The global slowdown can be attributed largely to the trade war, which will have slashed nearly $700 billion from the world economy by 2020. This slowdown is not directly related to the tariffs imposed by the Trump administration, but rather, to what they represent: The redefinition of previously established trade rules. Thus, even if the United States and China were to reach an agreement, the conflict has opened the door to a world of uncertainty that will persist for some time.
The easing of monetary policies by more than 21 central banks, including the U.S. Federal Reserve and the European Central Bank, as well as the improvement of the situation in emerging countries such as Brazil, Russia and India should sustain the world economy and increase growth to 3.4% in 2020.
In the United States: Two opposite forces compete
The U.S. expansion—the longest since 1854—will turn 11 next June! Although the U.S. economy has been slowing since 2018, growth remained robust in 2019 and will continue in 2020. The U.S. economy will moderate slightly above its potential next year, achieving 2% growth.
Consumer confidence will continue to be the primary driver of growth in the U.S. in 2020. The labour market continues to expand, with positive job growth and a historically low unemployment rate. Household incomes are also on the rise. This strength will stimulate household consumption and housing starts, which had both slowed slightly in early 2019 in response to interest rate hikes.
The easing of interest rates will allow American households to continue to consume at favourable rates."
The U.S. Federal Reserve delivered three consecutive rate cuts since summer 2019 to mitigate the risks arising from the global slowdown. These cuts will encourage American households to continue spending at favourable rates. However, it would be surprising to see the Federal Reserve deliver further rate cuts in 2020, unless the U.S. China conflict escalates before the elections and the economy sours.
The impact of uncertainty on businesses, which stems in part from the U.S. China conflict, is a strong headwind. Business confidence has softened since the start of the conflict, at the same time the effects of the Trump administration's tax cuts are dissipating. This situation has led to a decline in investments in the United States and limits economic growth. As uncertainty is expected to continue, and global demand to slow, it’s likely that investments in the United States will be limited again this year. Next November's elections are an additional source of uncertainty for U.S. businesses.
The Canadian economy is slowly improving
It’s against this backdrop that the Canadian economy is expected to improve in 2020. The major challenges remain global uncertainty, trade tensions and difficulties in the oil sector. However, the real estate market and residential investment are expected to continue to gain ground slowly.
Business investment prospects are likely to remain rather weak in 2019. Uncertainty and trade tensions are reducing business investment, while the slowdown in the Chinese economy is pushing down commodity prices. Moreover, some commodities experienced a drop in exports and a difficult year.
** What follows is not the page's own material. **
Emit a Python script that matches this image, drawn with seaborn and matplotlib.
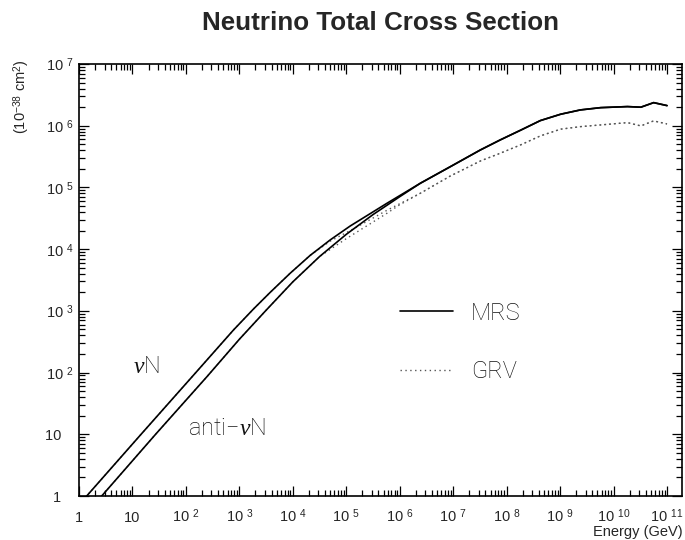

That is the case for canola and other agricultural products, as well as aluminum, for example.
Despite slower global growth, Canadian exports showed resiliency in 2019. This phenomenon is expected to continue in 2020, but could be affected by the slight slowdown in the United States, since 75% of Canada's exports go to our southern neighbours.
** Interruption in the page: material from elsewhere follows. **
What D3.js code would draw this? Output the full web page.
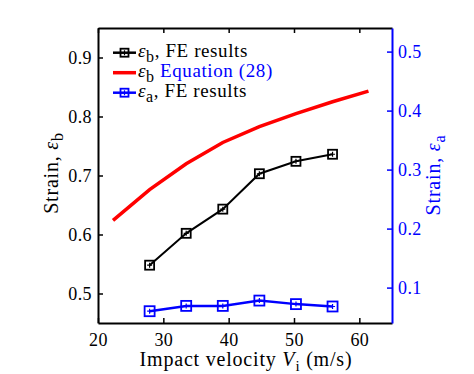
<!DOCTYPE html>
<html>
<head>
<meta charset="utf-8">
<script src="https://cdn.jsdelivr.net/npm/d3@7"></script>
<style>
  body { margin: 0; background: #fff; }
  text { font-family: "Liberation Serif", "Times New Roman", serif; }
</style>
</head>
<body>
<svg></svg>
<script>
const width = 474;
const height = 374;

// FE results
const velocity = [27.9, 33.5, 39.1, 44.7, 50.3, 55.9];
const strainB = [0.548, 0.602, 0.643, 0.703, 0.724, 0.736];
const strainA = [0.060, 0.069, 0.069, 0.078, 0.072, 0.068];

// Equation (28)
const eqVelocity = [22.3, 27.9, 33.5, 39.1, 44.7, 50.3, 55.9, 61.4];
const eqStrainB = [0.624, 0.676, 0.720, 0.756, 0.783, 0.805, 0.825, 0.843];

// ticks
const xTicks = [20, 30, 40, 50, 60];
const leftTicks = [0.5, 0.6, 0.7, 0.8, 0.9];
const rightTicks = [0.1, 0.2, 0.3, 0.4, 0.5];

const plot = { left: 98, right: 392, top: 28, bottom: 323 };
const blue = "#0000ff";

const svg = d3.select("svg").attr("width", width).attr("height", height);

const x = d3.scaleLinear().domain([20, 65]).range([plot.left, plot.right]);
const yL = d3.scaleLinear().domain([0.45, 0.95]).range([plot.bottom, plot.top]);
const yR = d3.scaleLinear().domain([0.04, 0.54]).range([plot.bottom, plot.top]);

function styleAxis(g, color, size) {
  g.select(".domain").attr("stroke", color).attr("stroke-width", 2);
  g.selectAll(".tick line").attr("stroke", color).attr("stroke-width", 1.5);
  g.selectAll(".tick text")
    .attr("fill", color)
    .style("font-family", "Liberation Serif, serif")
    .style("font-size", size + "px")
    .style("letter-spacing", "0.4px");
}

// ejes
svg.append("g")
  .attr("transform", `translate(0,${plot.bottom})`)
  .call(d3.axisBottom(x).tickValues(xTicks).tickSizeInner(-5).tickSizeOuter(0).tickPadding(10))
  .call((g) => styleAxis(g, "#000", 18));

svg.append("g")
  .attr("transform", `translate(0,${plot.top})`)
  .call(d3.axisTop(x).tickValues(xTicks).tickSizeInner(-5).tickSizeOuter(0).tickFormat(""))
  .call((g) => styleAxis(g, "#000", 18));

svg.append("g")
  .attr("transform", `translate(${plot.left},0)`)
  .call(d3.axisLeft(yL).tickValues(leftTicks).tickSizeInner(-5).tickSizeOuter(0).tickPadding(6).tickFormat(d3.format(".1f")))
  .call((g) => styleAxis(g, "#000", 18));

svg.append("g")
  .attr("transform", `translate(${plot.right},0)`)
  .call(d3.axisRight(yR).tickValues(rightTicks).tickSizeInner(-5).tickSizeOuter(0).tickPadding(6).tickFormat(d3.format(".1f")))
  .call((g) => styleAxis(g, blue, 18));

// series
function marker(g, cx, cy, color, s) {
  g.append("rect")
    .attr("x", cx - s / 2).attr("y", cy - s / 2)
    .attr("width", s).attr("height", s)
    .attr("fill", "none").attr("stroke", color).attr("stroke-width", 1.8);
  g.append("path")
    .attr("d", `M${cx - 2.5},${cy}H${cx + 2.5}M${cx},${cy - 2.5}V${cy + 2.5}`)
    .attr("stroke", color).attr("stroke-width", 1.2);
}

const eqData = eqVelocity.map((v, i) => [v, eqStrainB[i]]);
svg.append("path")
  .datum(eqData)
  .attr("fill", "none")
  .attr("stroke", "#ff0000")
  .attr("stroke-width", 3.5)
  .attr("d", d3.line().x((d) => x(d[0])).y((d) => yL(d[1])));

const bData = velocity.map((v, i) => [v, strainB[i]]);
svg.append("path")
  .datum(bData)
  .attr("fill", "none")
  .attr("stroke", "#000")
  .attr("stroke-width", 2)
  .attr("d", d3.line().x((d) => x(d[0])).y((d) => yL(d[1])));
const gb = svg.append("g");
bData.forEach((d) => marker(gb, x(d[0]), yL(d[1]), "#000", 9));

const aData = velocity.map((v, i) => [v, strainA[i]]);
svg.append("path")
  .datum(aData)
  .attr("fill", "none")
  .attr("stroke", blue)
  .attr("stroke-width", 2.5)
  .attr("d", d3.line().x((d) => x(d[0])).y((d) => yR(d[1])));
const ga = svg.append("g");
aData.forEach((d) => marker(ga, x(d[0]), yR(d[1]), blue, 10));

// leyenda
const legend = svg.append("g");
const rows = [
  { y: 52.7, color: "#000", mark: true, sub: "b", rest: ", FE results", restColor: "#000" },
  { y: 72.7, color: "#ff0000", mark: false, sub: "b", rest: " Equation (28)", restColor: blue },
  { y: 92.7, color: blue, mark: true, sub: "a", rest: ", FE results", restColor: "#000" }
];
rows.forEach((r) => {
  legend.append("line")
    .attr("x1", 113).attr("x2", 136).attr("y1", r.y).attr("y2", r.y)
    .attr("stroke", r.color).attr("stroke-width", r.mark ? 2.5 : 3.5);
  if (r.mark) marker(legend, 124.5, r.y, r.color, 8);
  const t = legend.append("text")
    .attr("x", 138).attr("y", r.y + 4)
    .style("font-size", "19px")
    .style("letter-spacing", "0.6px");
  t.append("tspan").style("font-style", "italic").text("ε");
  t.append("tspan").attr("dy", 5).style("font-size", "16px").text(r.sub);
  t.append("tspan").attr("dy", -5).attr("fill", r.restColor).text(r.rest);
});

// Etiquetas de los ejes
const xl = svg.append("text")
  .attr("x", 246).attr("y", 366)
  .style("text-anchor", "middle")
  .style("font-size", "20px")
  .style("letter-spacing", "0.8px");
xl.append("tspan").text("Impact velocity ");
xl.append("tspan").style("font-style", "italic").text("V");
xl.append("tspan").attr("dy", 5).style("font-size", "15px").text("i");
xl.append("tspan").attr("dy", -5).text(" (m/s)");

const yl = svg.append("text")
  .attr("transform", "rotate(-90)")
  .attr("x", -173).attr("y", 58)
  .style("text-anchor", "middle")
  .style("font-size", "20px")
  .style("letter-spacing", "0.8px");
yl.append("tspan").text("Strain, ");
yl.append("tspan").style("font-style", "italic").text("ε");
yl.append("tspan").attr("dy", 5).style("font-size", "16px").text("b");

const yr = svg.append("text")
  .attr("transform", "rotate(-90)")
  .attr("x", -175).attr("y", 440)
  .attr("fill", blue)
  .style("text-anchor", "middle")
  .style("font-size", "20px")
  .style("letter-spacing", "0.8px");
yr.append("tspan").text("Strain, ");
yr.append("tspan").style("font-style", "italic").text("ε");
yr.append("tspan").attr("dy", 5).style("font-size", "16px").text("a");
</script>
</body>
</html>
Oil prices to stay relatively low
The oil sector continues to present major challenges for the oil producing provinces. While at this time last year, the Alberta and Saskatchewan economies were expected to take off again as a result of new transmission capacities from the Enbridge Line 3 replacement, delivery delays led the Alberta government to extend oil production restrictions to 2020.
The global economic situation suggests that demand for oil will shrink, putting downward pressure on prices. Crude oil prices are expected to remain relatively low again this year.
Households: The engine powering Canada’s economy
So, how can we say that the economy is improving? The answer lies with Canadian households.
One of the causes of the slowdown that began in 2018 and continued through the first half of 2019 was the downturn in the real estate sector. Restrictive provincial policies in British Columbia and Ontario, the introduction of the stress test and rising interest rates all contributed to this downturn. However, households have finally adapted to these changes.
The rebound in household investment is due in part to labour market strength. Despite modest growth in Canada, the economy created nearly 360,000 jobs in the first 10 months of 2019. Unemployment rates have reached historic lows in multiple provinces. Although many businesses are struggling with a lack of employees, labour shortages are driving up wages.
The Bank of Canada is expected to hold the key interest rate at 1.75% in 2020.
After over a year of stable interest rates, mortgage rates began to fall mid year. The Bank of Canada is expected to hold the key interest rate at 1.75% through 2020, as it also anticipates a recovery in the country's economy. In addition, although several central banks have begun easing their monetary policy, the debt load of Canadian households remains very high, while the savings rate is down in a number of provinces. The Bank of Canada will likely be more reluctant to cut rates considering that a decline could worsen the financial situation of households.
Quebec and British Columbia leading growth
Thus, 2020 should be marked by a recovery in the real estate market, residential investment and household consumption. Of course, the situation differs from province to province. British Columbia and Quebec will continue to lead the pack, while the biggest improvement is expected in the Prairies after a rather difficult 2019. The Maritime provinces should continue to post positive growth as a result of population increases, particularly in Nova Scotia and Prince Edward Island.
Diversify your sources of income: This is the best way to protect yourself against a slowdown.
In closing, growth in the Canadian economy is expected to increase slightly in 2020, from 1.5% in 2019 to 1.7%. A number of factors that were at the root of last year's slowdown will continue to hinder the economy's performance, but positive signs have already begun to emerge, particularly in the residential market. On the contrary, oil prices, interest rates and the loonie should all remain fairly stable and relatively low.